Kernel Summit Wrapup
Jonathan Corbet at LWN has posted a terrific summary of the first Day of the Ottawa Kernel Summit, and you should expect the second day soon. In it he relates the greatest hits of the first day's talks, including the AMD Hammer Port, Block I/O, Modules, and more. For mp3s or oggs of this event, check out the Kernel Summit MP3 Repository on SourceForge. The big news is the desire to feature freeze 2.5 within 4 or 5 months. Halloween. I've posted a very small gallery of the group pictures from the summit on my site.
Considering the number of things that are supposed to go in, including things that aren't really even started (beyond looking a bit at the issues) and things that are likely to be disruptive that haven't started to be merged, Halloween seems rather unrealistic. Of course, pushing off things that haven't been acceptably merged by then until 2.7 would probably make for the reduced-feature 2.6 that nobody wanted to commit to explicitly.
Personally, I like the idea of a 2.6 as soon as the big things which are partially merged are finished, with everything else put off until 2.7 and everyone who got their stuff into 2.6 responsible for making sure it's stable under wide testing. There are a number of big improvements already in 2.5, and cutting over to a stable release with those features would be nice. And maybe Marcello could be swindled into maintaining it because it's not _that_ different from 2.4...
When will the ability to run a .class file from a command line be part of the kernel? That is what I care about.
You can't judge a book by the way it wears its hair.
Mmmmmm..... ACLs......
There is a patch (or group of them) that give Linux ACL support. I don't remember the name of it, something like grsecurity.
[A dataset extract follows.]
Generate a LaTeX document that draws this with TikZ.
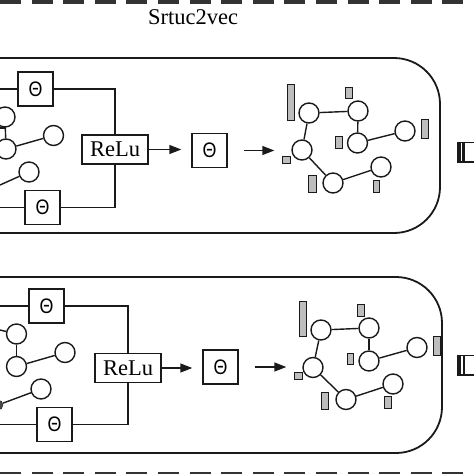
\documentclass[tikz,border=0pt]{standalone}
\usepackage{fontspec}
\usepackage{graphicx}
\setmainfont{Liberation Serif}
\newfontfamily\thetafont{Liberation Sans}
\usetikzlibrary{arrows.meta}
\newcommand\thsym{{\thetafont\fontsize{21}{24}\selectfont\scalebox{0.85}[1]{Θ}}}
\definecolor{linec}{HTML}{1A1A1A}
\definecolor{dashc}{HTML}{333333}
\definecolor{grayfill}{HTML}{BDBDBD}
\tikzset{
  panel/.style={draw=linec, line width=1.8pt, rounded corners=46pt},
  thetabox/.style={draw=linec, line width=1.4pt, minimum width=35pt, minimum height=34pt, inner sep=0pt},
  relubox/.style={draw=linec, line width=1.4pt, minimum width=66pt, minimum height=29pt, inner sep=0pt, font=\fontsize{22.5}{27}\selectfont},
  gnode/.style={circle, draw=linec, line width=1.4pt, minimum size=20pt, inner sep=0pt},
  conn/.style={draw=linec, line width=1.4pt},
  arr/.style={conn, -{Triangle[length=12pt,width=9pt]}},
  grect/.style={draw=linec, fill=grayfill, line width=0.9pt},
  dashline/.style={draw=dashc, line width=4pt, dash pattern=on 21pt off 10.6pt},
}
\begin{document}
\begin{tikzpicture}[x=1pt,y=-1pt]
\useasboundingbox (0,0) rectangle (474,474);
\clip (0,0) rectangle (474,474);
% dashed frame lines
\draw[dashline] (0,1.5) -- (480,1.5);
\draw[dashline] (0,473.5) -- (480,473.5);
% title
\node[font=\fontsize{22.5}{27}\selectfont] (title) at (193,17) {Srtuc2vec};

% ================= top panel =================
\draw[panel] (-60,58) rectangle (440,233);
\node[thetabox] (t1) at (35.5,89) {\thsym};
\node[thetabox] (t2) at (42.5,207.5) {\thsym};
\node[relubox] (relu1) at (115,149.5) {ReLu};
\node[thetabox] (m1) at (209.5,150.5) {\thsym};
\coordinate (t1in) at (0,89);
\coordinate (t2in) at (0,207.5);
\draw[conn] (t1in) -- (t1.west);
\draw[conn] (t2in) -- (t2.west);
\draw[conn] (t1.east) -| (relu1.north);
\draw[conn] (t2.east) -| (relu1.south);
\draw[arr, shorten >=10pt] (relu1.east) -- (relu1.east -| m1.west);
% left graph
\node[gnode] (la) at (5,117) {};
\node[gnode] (lb) at (6,149) {};
\node[gnode] (lc) at (53.5,135.5) {};
\node[gnode] (ld) at (29,172) {};
\coordinate (lst) at (0,128);
\coordinate (lsj) at (5.5,128);
\coordinate (ldin) at (0,185);
\draw[conn] (la) -- (lb);
\draw[conn] (lst) -- (lsj);
\draw[conn] (lb) -- (lc);
\draw[conn] (ldin) -- (ld);
% right graph
\node[gnode] (ra) at (309,113) {};
\node[gnode] (rb) at (358,111) {};
\node[gnode] (rc) at (357.5,143) {};
\node[gnode] (rd) at (405,131) {};
\node[gnode] (re) at (302,150) {};
\node[gnode] (rf) at (333,183) {};
\node[gnode] (rg) at (381,167) {};
\draw[conn] (ra) -- (rb);
\draw[conn] (rb) -- (rc);
\draw[conn] (rc) -- (rd);
\draw[conn] (ra) -- (re);
\draw[conn] (re) -- (rf);
\draw[conn] (rf) -- (rg);
\draw[arr, shorten <=16pt, shorten >=17pt] (m1.east) -- (m1.east -| re.west);
% gray bars
\draw[grect] (287,84) rectangle (294,120);
\draw[grect] (345,87) rectangle (352,98);
\draw[grect] (335,136) rectangle (342,148);
\draw[grect] (421,119) rectangle (428,138);
\draw[grect] (282,156) rectangle (290,163);
\draw[grect] (308,175) rectangle (316,192);
\draw[grect] (373,180) rectangle (379,192);
% cropped object at right
\draw[draw=linec, line width=1.3pt] (457.5,142.5) rectangle (490,162);
\fill[linec] (457,142) rectangle (460.5,162.5);
\fill[linec] (462,142) rectangle (464.5,162.5);

% ================= bottom panel =================
\draw[panel] (-60,277) rectangle (442,453);
\node[thetabox] (u1) at (46.5,306) {\thsym};
\node[thetabox] (u2) at (54.5,424.5) {\thsym};
\node[relubox] (relu2) at (128,368) {ReLu};
\node[thetabox] (m2) at (220.5,367) {\thsym};
\coordinate (u1in) at (0,306);
\coordinate (u2in) at (0,424.5);
\draw[conn] (u1in) -- (u1.west);
\draw[conn] (u2in) -- (u2.west);
\draw[conn] (u1.east) -| (relu2.north);
\draw[conn] (u2.east) -| (relu2.south);
\draw[arr, shorten >=10pt] (relu2.east) -- (relu2.east -| m2.west);
% left graph
\node[gnode] (pa) at (16.5,334) {};
\node[gnode] (pb) at (16.5,366.5) {};
\node[gnode] (pc) at (65,352.5) {};
\node[gnode] (pd) at (41,389) {};
\node[circle, fill=linec!80, draw=linec, minimum size=10pt, inner sep=0pt] (pe) at (-2,405) {};
\coordinate (pain) at (0,330);
\draw[conn] (pain) -- (pa);
\draw[conn] (pa) -- (pb);
\draw[conn] (pb) -- (pc);
\draw[conn] (pe) -- (pd);
% right graph
\node[gnode] (qa) at (321,330) {};
\node[gnode] (qb) at (369,328) {};
\node[gnode] (qc) at (369,361) {};
\node[gnode] (qd) at (417,347.5) {};
\node[gnode] (qe) at (313,367.5) {};
\node[gnode] (qf) at (346,399.5) {};
\node[gnode] (qg) at (393,384) {};
\draw[conn] (qa) -- (qb);
\draw[conn] (qb) -- (qc);
\draw[conn] (qc) -- (qd);
\draw[conn] (qa) -- (qe);
\draw[conn] (qe) -- (qf);
\draw[conn] (qf) -- (qg);
\draw[arr, shorten <=16pt, shorten >=16pt] (m2.east) -- (m2.east -| qe.west);
% gray bars
\draw[grect] (299,301) rectangle (306,336);
\draw[grect] (357,304) rectangle (364,316);
\draw[grect] (347,353) rectangle (353,364);
\draw[grect] (433,336) rectangle (440,355);
\draw[grect] (294,372) rectangle (302,379);
\draw[grect] (321,392) rectangle (328,409);
\draw[grect] (384,396) rectangle (391,408);
% cropped object at right
\draw[draw=linec, line width=1.3pt] (457.5,355.5) rectangle (490,375);
\fill[linec] (457,355) rectangle (461,375.5);
\fill[linec] (462.5,355) rectangle (464.5,375.5);
\end{tikzpicture}
\end{document}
It was mentioned in the WOLKs interview a few stories before this one.
Under capitalism man exploits man. Under communism it's the other way around.
Well, y'see, there's this OS called Windows, made by this guy Gates... it might suit you better.
Somehow I knew I'd get a comment like that. I can't tell if you are a Windows user singing its praises, or some die-hard Linux user that wouldn't ever touch modprobe your life depended on it. Either way, your comment completely misses the point.
I find Linux to be a better OS in general, but it is not without flaws. What is the harm in fixing these flaws? I didn't say everyone needs to use a point-n-drool driver GUI. What I want is a better driver layer, so that stuff like that can exist if necessary. In the instance that you're a "die-hard Linux user", then continue to recompile your kernel or uncomment a modprobe line in your Slackware config whenever you want to install hardware. I just see a lot more potential with Linux driver configuration than that.
We ooh and ahh about "apt-get mozilla" or "emerge mozilla". Single commands that do all the hard work for you. Wouldn't it be great to have programs that could do the same kind of things for drivers also? The best part about Linux is that it is so flexible. You are not confined to a GUI or anything. A powerful underlying driver layer means more sane configuration, more powerful driver scripts, and the possibility of making easy-to-use configuration tools. And best of all, you can continue recompiling your kernel just as you may have always done. Yay! Everyone is happy.
My suggestion was to make Linux better, not to make it Windows. I hope you can see the difference.